Common planning mistakes to avoid

  • Counting losses twice by deducting them on Schedule A and again as business expenses. Only professional gamblers filing Schedule C may deduct ordinary and necessary business expenses, and even they cannot double-deduct gambling losses.
  • Ignoring the impact of withholding. Some casinos withhold federal tax on the spot, but this does not absolve you from filing. Always reconcile withheld amounts on Form W-2G with the final tax due.
  • Failing to itemize. If you take the standard deduction, you cannot deduct gambling losses. Run the calculator and compare your total itemized deductions with the standard deduction to decide whether itemizing makes sense.
  • Forgetting state differences. A few states tax gambling winnings regardless of losses. Adjust the state rate input or consult your Department of Revenue to avoid surprises.

Staying aware of these pitfalls keeps your filing accurate and reduces the likelihood of receiving an IRS notice. It also makes discussions with tax professionals more productive because you can present organized data supported by calculator outputs.

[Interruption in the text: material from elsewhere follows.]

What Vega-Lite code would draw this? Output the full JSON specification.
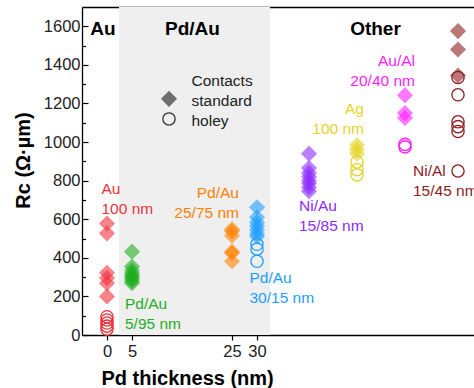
{
  "$schema": "https://vega.github.io/schema/vega-lite/v6.json",
  "width": 392,
  "height": 328,
  "autosize": {"type": "none"},
  "padding": {"left": 82, "top": 7, "right": 0, "bottom": 53},
  "config": {
    "view": {"stroke": null},
    "font": "Liberation Sans",
    "axis": {"grid": false, "domainColor": "black", "tickColor": "black", "labelColor": "#222", "labelFont": "Liberation Sans", "titleFont": "Liberation Sans", "titleColor": "black", "zindex": 1, "domainWidth": 1.3, "tickWidth": 1.2}
  },
  "datasets": {
    "shade": [{"start": 2.4, "end": 32.6}],
    "points": [
      {"material": "Au", "pd": 0, "contact": "standard", "rc": 578},
      {"material": "Au", "pd": 0, "contact": "standard", "rc": 527},
      {"material": "Au", "pd": 0, "contact": "standard", "rc": 322},
      {"material": "Au", "pd": 0, "contact": "standard", "rc": 295},
      {"material": "Au", "pd": 0, "contact": "standard", "rc": 268},
      {"material": "Au", "pd": 0, "contact": "standard", "rc": 200},
      {"material": "Au", "pd": 0, "contact": "holey", "rc": 95},
      {"material": "Au", "pd": 0, "contact": "holey", "rc": 78},
      {"material": "Au", "pd": 0, "contact": "holey", "rc": 62},
      {"material": "Au", "pd": 0, "contact": "holey", "rc": 46},
      {"material": "Au", "pd": 0, "contact": "holey", "rc": 30},
      {"material": "PdAu5", "pd": 5, "contact": "standard", "rc": 432},
      {"material": "PdAu5", "pd": 5, "contact": "standard", "rc": 355},
      {"material": "PdAu5", "pd": 5, "contact": "standard", "rc": 335},
      {"material": "PdAu5", "pd": 5, "contact": "standard", "rc": 320},
      {"material": "PdAu5", "pd": 5, "contact": "standard", "rc": 310},
      {"material": "PdAu5", "pd": 5, "contact": "standard", "rc": 300},
      {"material": "PdAu5", "pd": 5, "contact": "standard", "rc": 290},
      {"material": "PdAu5", "pd": 5, "contact": "standard", "rc": 280},
      {"material": "PdAu5", "pd": 5, "contact": "standard", "rc": 268},
      {"material": "PdAu25", "pd": 25, "contact": "standard", "rc": 548},
      {"material": "PdAu25", "pd": 25, "contact": "standard", "rc": 538},
      {"material": "PdAu25", "pd": 25, "contact": "standard", "rc": 515},
      {"material": "PdAu25", "pd": 25, "contact": "standard", "rc": 432},
      {"material": "PdAu25", "pd": 25, "contact": "standard", "rc": 425},
      {"material": "PdAu25", "pd": 25, "contact": "standard", "rc": 382},
      {"material": "PdAu30", "pd": 30, "contact": "standard", "rc": 662},
      {"material": "PdAu30", "pd": 30, "contact": "standard", "rc": 610},
      {"material": "PdAu30", "pd": 30, "contact": "standard", "rc": 585},
      {"material": "PdAu30", "pd": 30, "contact": "standard", "rc": 565},
      {"material": "PdAu30", "pd": 30, "contact": "standard", "rc": 545},
      {"material": "PdAu30", "pd": 30, "contact": "standard", "rc": 525},
      {"material": "PdAu30", "pd": 30, "contact": "standard", "rc": 510},
      {"material": "PdAu30", "pd": 30, "contact": "holey", "rc": 470},
      {"material": "PdAu30", "pd": 30, "contact": "holey", "rc": 445},
      {"material": "PdAu30", "pd": 30, "contact": "holey", "rc": 382},
      {"material": "NiAu", "pd": 40.4, "contact": "standard", "rc": 940},
      {"material": "NiAu", "pd": 40.4, "contact": "standard", "rc": 865},
      {"material": "NiAu", "pd": 40.4, "contact": "standard", "rc": 840},
      {"material": "NiAu", "pd": 40.4, "contact": "standard", "rc": 820},
      {"material": "NiAu", "pd": 40.4, "contact": "standard", "rc": 800},
      {"material": "NiAu", "pd": 40.4, "contact": "standard", "rc": 785},
      {"material": "NiAu", "pd": 40.4, "contact": "standard", "rc": 765},
      {"material": "NiAu", "pd": 40.4, "contact": "standard", "rc": 745},
      {"material": "Ag", "pd": 50, "contact": "standard", "rc": 985},
      {"material": "Ag", "pd": 50, "contact": "standard", "rc": 962},
      {"material": "Ag", "pd": 50, "contact": "standard", "rc": 940},
      {"material": "Ag", "pd": 50, "contact": "holey", "rc": 897},
      {"material": "Ag", "pd": 50, "contact": "holey", "rc": 857},
      {"material": "Ag", "pd": 50, "contact": "holey", "rc": 830},
      {"material": "AuAl", "pd": 59.6, "contact": "standard", "rc": 1243},
      {"material": "AuAl", "pd": 59.6, "contact": "standard", "rc": 1150},
      {"material": "AuAl", "pd": 59.6, "contact": "standard", "rc": 1125},
      {"material": "AuAl", "pd": 59.6, "contact": "holey", "rc": 988},
      {"material": "AuAl", "pd": 59.6, "contact": "holey", "rc": 975},
      {"material": "NiAl", "pd": 70.2, "contact": "standard", "rc": 1575},
      {"material": "NiAl", "pd": 70.2, "contact": "standard", "rc": 1480},
      {"material": "NiAl", "pd": 70.2, "contact": "standard", "rc": 1345},
      {"material": "NiAl", "pd": 70.2, "contact": "holey", "rc": 1335},
      {"material": "NiAl", "pd": 70.2, "contact": "holey", "rc": 1245},
      {"material": "NiAl", "pd": 70.2, "contact": "holey", "rc": 1105},
      {"material": "NiAl", "pd": 70.2, "contact": "holey", "rc": 1080},
      {"material": "NiAl", "pd": 70.2, "contact": "holey", "rc": 1055},
      {"material": "NiAl", "pd": 70.2, "contact": "holey", "rc": 850}
    ],
    "labelsLeft": [
      {"material": "Au", "text": "Au\n100 nm", "lx": -1.1, "ly": 733},
      {"material": "PdAu5", "text": "Pd/Au\n5/95 nm", "lx": 3.6, "ly": 137},
      {"material": "PdAu30", "text": "Pd/Au\n30/15 nm", "lx": 28.5, "ly": 272},
      {"material": "NiAu", "text": "Ni/Au\n15/85 nm", "lx": 38.4, "ly": 645},
      {"material": "NiAl", "text": "Ni/Al\n15/45 nm", "lx": 61.2, "ly": 823}
    ],
    "labelsRight": [
      {"material": "PdAu25", "text": "Pd/Au\n25/75 nm", "lx": 26.4, "ly": 709},
      {"material": "Ag", "text": "Ag\n100 nm", "lx": 51.4, "ly": 1146},
      {"material": "AuAl", "text": "Au/Al\n20/40 nm", "lx": 61.6, "ly": 1396}
    ],
    "headings": [
      {"text": "Au", "lx": -0.8, "ly": 1553},
      {"text": "Pd/Au", "lx": 17.1, "ly": 1553},
      {"text": "Other", "lx": 53.7, "ly": 1553}
    ],
    "legendText": [{"text": "Contacts\nstandard\nholey"}],
    "legendStandard": [{"contact": "standard"}],
    "legendHoley": [{"contact": "holey"}]
  },
  "layer": [
    {
      "data": {"name": "shade"},
      "mark": {"type": "rect", "fill": "#efefef"},
      "encoding": {
        "x": {"field": "start", "type": "quantitative", "scale": {"domain": [-5, 73.4], "nice": false, "zero": false},
              "axis": {"orient": "top", "labels": false, "ticks": false, "title": null, "domain": true}},
        "x2": {"field": "end"}
      }
    },
    {
      "data": {"name": "points"},
      "mark": {"type": "point", "opacity": 1, "fillOpacity": 0.6, "strokeOpacity": 1, "strokeWidth": 1.3},
      "encoding": {
        "x": {"field": "pd", "type": "quantitative", "scale": {"domain": [-5, 73.4], "nice": false, "zero": false},
              "axis": {"values": [0, 5, 25, 30], "labelFontSize": 16.5, "tickSize": 5, "labelPadding": 3,
                       "title": "Pd thickness (nm)", "titleFontSize": 20, "titleFontWeight": "bold",
                       "titleX": 19, "titleY": 49, "titleAlign": "left", "titleBaseline": "alphabetic"}},
        "y": {"field": "rc", "type": "quantitative", "scale": {"domain": [0, 1700], "nice": false},
              "axis": {"values": [0, 100, 200, 300, 400, 500, 600, 700, 800, 900, 1000, 1100, 1200, 1300, 1400, 1500, 1600],
                       "format": "d",
                       "labelExpr": "datum.value % 200 === 0 ? datum.label : ''",
                       "tickSize": {"condition": {"test": "datum.value % 200 === 0", "value": -6}, "value": -3.5},
                       "labelFontSize": 16.5, "labelPadding": 8,
                       "title": "Rc (Ω·µm)", "titleFontSize": 20, "titleFontWeight": "bold",
                       "titleX": -59, "titleY": 153, "titleAlign": "center", "titleBaseline": "middle", "titleAngle": -90}},
        "shape": {"field": "contact", "type": "nominal",
                  "scale": {"domain": ["standard", "holey"], "range": ["diamond", "circle"]},
                  "legend": null},
        "fill": {"condition": {"test": "datum.contact === 'standard'", "field": "material", "type": "nominal",
                               "scale": {"domain": ["Au", "PdAu5", "PdAu25", "PdAu30", "NiAu", "Ag", "AuAl", "NiAl"],
                                         "range": ["#f0303c", "#1fae1f", "#ff8000", "#1e9eff", "#8c2cff", "#e2d428", "#ff1eff", "#8e1c1c"]},
                               "legend": null},
                 "value": "transparent"},
        "stroke": {"condition": {"test": "datum.contact === 'holey'", "field": "material", "type": "nominal",
                                 "scale": {"domain": ["Au", "PdAu5", "PdAu25", "PdAu30", "NiAu", "Ag", "AuAl", "NiAl"],
                                           "range": ["#f0303c", "#1fae1f", "#ff8000", "#1e9eff", "#8c2cff", "#e2d428", "#ff1eff", "#8e1c1c"]},
                                 "legend": null},
                   "value": "transparent"},
        "size": {"condition": {"test": "datum.contact === 'standard'", "value": 260}, "value": 150}
      }
    },
    {
      "data": {"name": "labelsLeft"},
      "mark": {"type": "text", "align": "left", "baseline": "alphabetic", "fontSize": 15.5, "lineBreak": "\n", "lineHeight": 20},
      "encoding": {
        "x": {"field": "lx", "type": "quantitative", "scale": {"domain": [-5, 73.4], "nice": false, "zero": false}, "axis": null},
        "y": {"field": "ly", "type": "quantitative", "scale": {"domain": [0, 1700], "nice": false}, "axis": null},
        "text": {"field": "text"},
        "color": {"field": "material", "type": "nominal",
                  "scale": {"domain": ["Au", "PdAu5", "PdAu25", "PdAu30", "NiAu", "Ag", "AuAl", "NiAl"],
                            "range": ["#f0303c", "#1fae1f", "#ff8000", "#1e9eff", "#8c2cff", "#e2d428", "#ff1eff", "#8e1c1c"]},
                  "legend": null}
      }
    },
    {
      "data": {"name": "labelsRight"},
      "mark": {"type": "text", "align": "right", "baseline": "alphabetic", "fontSize": 15.5, "lineBreak": "\n", "lineHeight": 20},
      "encoding": {
        "x": {"field": "lx", "type": "quantitative", "scale": {"domain": [-5, 73.4], "nice": false, "zero": false}, "axis": null},
        "y": {"field": "ly", "type": "quantitative", "scale": {"domain": [0, 1700], "nice": false}, "axis": null},
        "text": {"field": "text"},
        "color": {"field": "material", "type": "nominal",
                  "scale": {"domain": ["Au", "PdAu5", "PdAu25", "PdAu30", "NiAu", "Ag", "AuAl", "NiAl"],
                            "range": ["#f0303c", "#1fae1f", "#ff8000", "#1e9eff", "#8c2cff", "#e2d428", "#ff1eff", "#8e1c1c"]},
                  "legend": null}
      }
    },
    {
      "data": {"name": "headings"},
      "mark": {"type": "text", "align": "center", "baseline": "alphabetic", "fontSize": 19, "fontWeight": "bold", "color": "black"},
      "encoding": {
        "x": {"field": "lx", "type": "quantitative", "scale": {"domain": [-5, 73.4], "nice": false, "zero": false}, "axis": null},
        "y": {"field": "ly", "type": "quantitative", "scale": {"domain": [0, 1700], "nice": false}, "axis": null},
        "text": {"field": "text"}
      }
    },
    {
      "data": {"name": "legendStandard"},
      "mark": {"type": "point", "shape": "diamond", "filled": true, "color": "#6e6e6e", "opacity": 1, "size": 260},
      "encoding": {
        "x": {"datum": 12.4, "type": "quantitative", "axis": null},
        "y": {"datum": 1224, "type": "quantitative", "axis": null}
      }
    },
    {
      "data": {"name": "legendHoley"},
      "mark": {"type": "point", "shape": "circle", "filled": false, "color": "#333333", "opacity": 1, "size": 150, "strokeWidth": 1.3},
      "encoding": {
        "x": {"datum": 12.4, "type": "quantitative", "axis": null},
        "y": {"datum": 1120, "type": "quantitative", "axis": null}
      }
    },
    {
      "data": {"name": "legendText"},
      "mark": {"type": "text", "align": "left", "baseline": "alphabetic", "fontSize": 15.5, "lineBreak": "\n", "lineHeight": 20, "color": "#222"},
      "encoding": {
        "x": {"datum": 16.9, "type": "quantitative", "axis": null},
        "y": {"datum": 1293, "type": "quantitative", "axis": null},
        "text": {"field": "text"}
      }
    }
  ],
  "resolve": {"axis": {"x": "independent", "y": "independent"}}
}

Using the calculator for midyear decisions

Gambling income can fluctuate wildly. You might hit a slot jackpot in February, go on a cold streak in March, and rebound in December. Updating the calculator throughout the year enables better cash flow management. For example, if you are ahead through July but plan a high-stakes trip in August, you can estimate how much loss you need to offset the existing winnings. That prevents overpaying estimated taxes early or underpaying later. Coupled with a disciplined bankroll strategy, the calculator becomes part of a holistic financial dashboard for recreational gamblers.

Finally, remember that tools do not replace professional advice. Tax law evolves, and states frequently revise their rules to capture revenue from online betting and casinos. However, by grounding your planning in official sources, modeling conservative scenarios, and keeping documentation airtight, you can enjoy gaming entertainment without letting taxes erode your winnings unnecessarily.